As a key reading I asked to students to read in parallel Catriona Kelly’s ‘Byt: identity and everyday life’ in National Identity in Russian Culture, and Olga Shevchenko’s ‘Building Autonomy in Everyday Life’ in her Crisis and the Everyday in Postsocialist Moscow. I will come back to these texts in a further post. But for now I want to return to my own pathway towards seeing the everyday as worthy of research.
It starts with my literary studies on a writer, Evgeny Popov, using ‘naturalistic’ depiction of everyday life in the late Soviet Union to work against the grain of ideologically correct meanings of art and literature. At times his focus on the mundane and humdrum, as well as ‘lay existentialism’, for want of a better phrase, borders on the absurd. In some ways there is a debt to Chekhov, and I found both Cathy Popkin’s book, The Pragmatics of Insignificance and Stephen Hutchings’ Russian Modernism: The Transfiguration of the Everyday, really useful in understanding this. Key characteristics in Popov are inconsequential detail (‘incidentality’), natural, earthy speech (a taboo in Soviet literary fiction), the ‘grimy’ and gritty underside of urban life, something like raznochintsy of the late Soviet period (people of indeterminate social standing who struggle to articulate themselves).
It’s perhaps no surprise that my subsequent ethnographic work owes a debt to the dialogue between Chekhov and Popov. A snippet from my book on Popov proves surprisingly predictive of the tension in my ethnographic materials: Chekhov switches attention from ‘the major to the minor in order to bring out the hidden significance of the trivial incident; its rhetoric is still part and parcel of a modernist search for meaning, opting for the possible revelation of truth within the ‘prosaic’. In Popov, the revelatory mode is entirely absent. […] the shift itself from significant to insignificant fails to yield up a narrative perspective that would illuminate the prosaic.’
It’s kind of funny reading that now. The ‘failure to yield a perspective’ chimes with some critical responses I got to my first ethnographic book published 12 years after my literary PhD. Certain ‘big picture’ expectations of ethnographic studies of contemporary Russia proved a problem for the publisher I wanted to go with for Everyday Postsocialism. One MS reader really, really didn’t like my approach, writing rather brutally:
‘The author avers, almost proudly, a lack of a scientific approach for this work, by rejecting the need to work from an hypothesis. That’s ok. Interpretation is still de rigeur in many anthropological circles and his commitment to recounting lived experience in holistic manner is quite reasonable. However, despite this claim, the ms makes frequent and broad theoretical generalizations…. there are no data here.’

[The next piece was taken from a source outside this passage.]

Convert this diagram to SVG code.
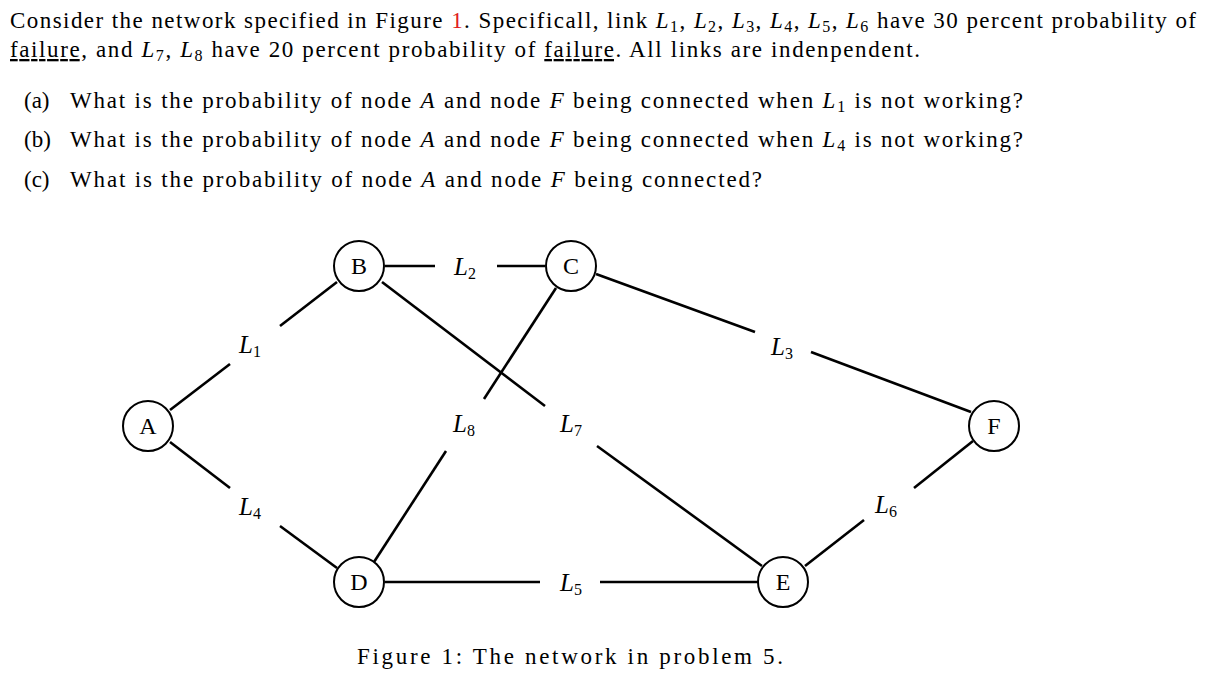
<svg xmlns="http://www.w3.org/2000/svg" width="1224" height="688" viewBox="0 0 1224 688">
<style>
text{font-family:"Liberation Serif","DejaVu Serif",serif;font-size:23px;fill:#000}
.m{font-style:italic}
.s{font-size:16px;font-style:normal}
.n circle{fill:#fff;stroke:#000;stroke-width:2}
.n text{text-anchor:middle;font-size:24px}
#edges line{stroke:#000;stroke-width:2.6}
.l{text-anchor:middle;font-style:italic;font-size:25px}
</style>
<rect width="1224" height="688" fill="#fff"/>
<text x="10" y="28" textLength="1186" lengthAdjust="spacing">Consider the network specified in Figure <tspan fill="#e02020">1</tspan>. Specificall, link <tspan class="m">L</tspan><tspan class="s" dy="4">1</tspan><tspan dy="-4">, </tspan><tspan class="m">L</tspan><tspan class="s" dy="4">2</tspan><tspan dy="-4">, </tspan><tspan class="m">L</tspan><tspan class="s" dy="4">3</tspan><tspan dy="-4">, </tspan><tspan class="m">L</tspan><tspan class="s" dy="4">4</tspan><tspan dy="-4">, </tspan><tspan class="m">L</tspan><tspan class="s" dy="4">5</tspan><tspan dy="-4">, </tspan><tspan class="m">L</tspan><tspan class="s" dy="4">6</tspan><tspan dy="-4"> have 30 percent probability of</tspan></text>
<text x="10" y="57" textLength="910" lengthAdjust="spacing"><tspan text-decoration="underline">failure</tspan>, and <tspan class="m">L</tspan><tspan class="s" dy="4">7</tspan><tspan dy="-4">, </tspan><tspan class="m">L</tspan><tspan class="s" dy="4">8</tspan><tspan dy="-4"> have 20 percent probability of </tspan><tspan text-decoration="underline">failure</tspan>. All links are indenpendent.</text>
<text x="24" y="108">(a)</text>
<text x="24" y="147">(b)</text>
<text x="24" y="187">(c)</text>
<text x="70" y="108" textLength="953" lengthAdjust="spacing">What is the probability of node <tspan class="m">A</tspan> and node <tspan class="m">F</tspan> being connected when <tspan class="m">L</tspan><tspan class="s" dy="4">1</tspan><tspan dy="-4"> is not working?</tspan></text>
<text x="70" y="147" textLength="953" lengthAdjust="spacing">What is the probability of node <tspan class="m">A</tspan> and node <tspan class="m">F</tspan> being connected when <tspan class="m">L</tspan><tspan class="s" dy="4">4</tspan><tspan dy="-4"> is not working?</tspan></text>
<text x="70" y="187" textLength="692" lengthAdjust="spacing">What is the probability of node <tspan class="m">A</tspan> and node <tspan class="m">F</tspan> being connected?</text>
<g id="edges">
<line x1="170" y1="410" x2="230" y2="364"/><line x1="280" y1="326" x2="337" y2="282"/>
<line x1="385" y1="266" x2="435" y2="266"/><line x1="497" y1="266" x2="545" y2="266"/>
<line x1="382" y1="282" x2="545" y2="406"/><line x1="597" y1="446" x2="762" y2="566"/>
<line x1="556" y1="288" x2="484" y2="399"/><line x1="446" y1="451" x2="374" y2="562"/>
<line x1="596" y1="274" x2="755" y2="332"/><line x1="811" y1="352" x2="971" y2="412"/>
<line x1="170" y1="442" x2="230" y2="488"/><line x1="280" y1="526" x2="337" y2="568"/>
<line x1="385" y1="582" x2="540" y2="582"/><line x1="600" y1="582" x2="760" y2="582"/>
<line x1="805" y1="566" x2="864" y2="520"/><line x1="914" y1="488" x2="973" y2="441"/>
<text class="l" x="250" y="353">L<tspan class="s" dy="4">1</tspan></text>
<text class="l" x="465" y="275">L<tspan class="s" dy="4">2</tspan></text>
<text class="l" x="782" y="355">L<tspan class="s" dy="4">3</tspan></text>
<text class="l" x="250" y="515">L<tspan class="s" dy="4">4</tspan></text>
<text class="l" x="571" y="591">L<tspan class="s" dy="4">5</tspan></text>
<text class="l" x="886" y="513">L<tspan class="s" dy="4">6</tspan></text>
<text class="l" x="571" y="432">L<tspan class="s" dy="4">7</tspan></text>
<text class="l" x="464" y="432">L<tspan class="s" dy="4">8</tspan></text>
</g>
<g id="nA" class="n"><circle cx="148" cy="426" r="25"/><text x="148" y="434">A</text></g>
<g id="nB" class="n"><circle cx="359" cy="266" r="25"/><text x="359" y="274">B</text></g>
<g id="nC" class="n"><circle cx="571" cy="266" r="25"/><text x="571" y="274">C</text></g>
<g id="nD" class="n"><circle cx="359" cy="582" r="25"/><text x="359" y="590">D</text></g>
<g id="nE" class="n"><circle cx="783" cy="582" r="25"/><text x="783" y="590">E</text></g>
<g id="nF" class="n"><circle cx="994" cy="426" r="25"/><text x="994" y="434">F</text></g>
<text x="357" y="664" textLength="426" lengthAdjust="spacing">Figure 1:  The network in problem 5.</text>
</svg>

The Reader expanded, saying that fundamentally my framing of everyday life in the Russian town as ‘habitability’ added little or nothing new to the literature – essentially it was a mundane observation that was self-evident – people make do in their difficult circumstance. However, I would argue that that was precisely the aim of the book – to bring out and give voice to ordinariness – even the mundaneness but also deeper meaning of quite extreme things like alcoholism, family conflicts, the black economy, and fragile infrastructure (blackouts/heating failures). I hope to come back to other postsocialist treatments of ‘the everyday’ soon and talk about how they uneasily sit with the literature on ‘resistance’ – something Olga Shevchenko writes about.
I chose ‘habitability’ as my master concept precisely because it was the one term that was ‘emic’ – i.e. that ordinary Russian people continuously used themselves via comments like feeling secure and safe in their ‘среда обитания’ or saying ‘нам хватает’. In the book I talked about it as “a hotchpotch of practices made ‘on the fly’, but which are informed by long-standing class-based values and allegiances”. Stressing mundane practices as making life more than bearable was part of a “propertizing of marginal spaces in a way that allows the maintenance and expansion of the horizontal social network”; Habitability was also connected to “expectation of minimal social insurance indirectly though social wages and its post-socialist echo.” My first MS reader really didn’t like all the heavy lifting this term was doing. We could have a long conversation here about the communication difficulties between anthropologists and sociologists! Certainly I was guilty of overuse and under-explanation of various theories.
However, I think ‘habitability’ does work in bringing out what I mean when I use the term ‘everyday’ too. It links the economic to the moral to the social to the ordinary logics of how people go about their everyday business. It also then helps reveal aspects of political culture and how they might change over time. We’re back to the question of passivity. Everyday life in my fieldwork was partly about a kind of ‘always on’, networked class-based sociality – it was a lot of partially unprompted ‘dropping in’ on others and also calling up, and ‘nudge’ social media use. This in turn was strongly linked to developing opportunities in the informal economy to reduce reliance on waged work. The nature of both waged work and the forced informal scrabbling for a dime was linked to ideas about dignity, injustice, state-society relations, governance, taxation, corruption, and so on in melting pot of ordinary thinking through of the nature of Russia’s political economy. And everyday practices were both a response to that, but also examples of agency.
The most enlightening new thing I read in preparing for teaching ‘the everyday’ was by David Ransel. He suggests that to avoid a narrowly reactive ‘tactics of resistance’ approach (something criticised by Olga Shevchenko in the same volume), it might be more useful to think, via the work on Yuri Lotman, of the everyday as not only practices but of the building of a local language to describe reality – a kind of domestication and re-shaping of hegemonic meanings. Ransel ends that section with a useful piece of advice: “everyday life studies must be more than good local history. They have to show how local action modifies our understanding of macrohistorical processes”.